Some corporate cards only show the company name with no individual name at all. In that case, enter the company name exactly as it appears. If you’re unsure which name to use because both appear on the card, look at which name is more prominent or check with your company’s finance department. The goal is always the same: match what the issuer printed.

Prepaid and Gift Cards

Prepaid Visa and Mastercard gift cards often arrive with no name printed on them at all, which understandably creates confusion when a checkout form demands a cardholder name. For most unregistered gift cards, entering your own name works. Some issuers suggest exactly that approach.

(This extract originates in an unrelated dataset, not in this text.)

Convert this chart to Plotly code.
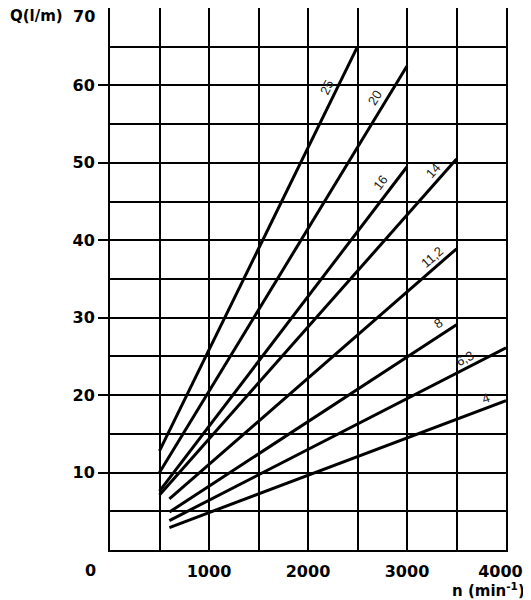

Many prepaid card issuers let you register the card online with your name and billing address. Registering is worth the two minutes it takes, because it links a name and ZIP code to the card, which helps the transaction clear AVS checks. Without registration, some merchants will decline the card, especially for larger purchases or digital goods where fraud rates run high. If you’ve registered the card, use the name you registered with.

Authorized User Cards

If you’re an authorized user on someone else’s credit card account, you received a card with your own name on it. Use your name, not the primary account holder’s name. The card issuer’s records connect your name to your specific card, even though the account and billing responsibility belong to someone else.

This trips people up because they assume the “real” cardholder is the account owner. But for purposes of the name field in an online form, the cardholder is whoever’s name appears on the card being used for that specific purchase. Entering the account owner’s name when you’re swiping your authorized-user card creates a mismatch that can flag the transaction.

If Your Name Has Changed

After a marriage, divorce, or legal name change, there’s often a gap between when your name officially changes and when your card issuer updates your card. During that gap, keep using the old name that’s still printed on the card. The issuer’s system knows you by whatever name is in their records, not by what your new driver’s license says.

To update the name, contact your card issuer with supporting documentation like a marriage certificate or court order. Most issuers will send a replacement card with the new name within a week or two. Once that new card arrives, switch to using the updated name on all future transactions.

Troubleshooting a Declined Transaction

If a transaction gets declined and you suspect the name field is the problem, work through these checks before calling your bank:

  • Verify against the card, not your memory: Pull out the physical card or open the digital wallet and compare what you typed letter by letter. Middle initials and suffixes are the most common sources of mismatch.
  • Check the billing address too: Since AVS primarily verifies address and ZIP code rather than the name, a decline is more likely caused by a billing address that doesn’t match your issuer’s records. Make sure the street address and ZIP code correspond to your card’s billing address, not your shipping address.
  • Try without the middle name or initial: Some payment forms have short character limits. If your full name as printed doesn’t fit, try dropping the middle initial first.
  • For gift cards, register first: If an unregistered prepaid card keeps getting declined, go to the issuer’s website listed on the back of the card and register it with your name and address before retrying.

When a name inconsistency does cause a flag, it typically routes the transaction to an exception review rather than an outright decline. The payment processor or the merchant’s fraud team checks whether the mismatch looks like a typo or something more suspicious. If you’re making a legitimate purchase and the rest of your details check out, the transaction usually clears after a brief delay. Repeated declines across multiple merchants, though, usually point to a billing address problem rather than a name problem.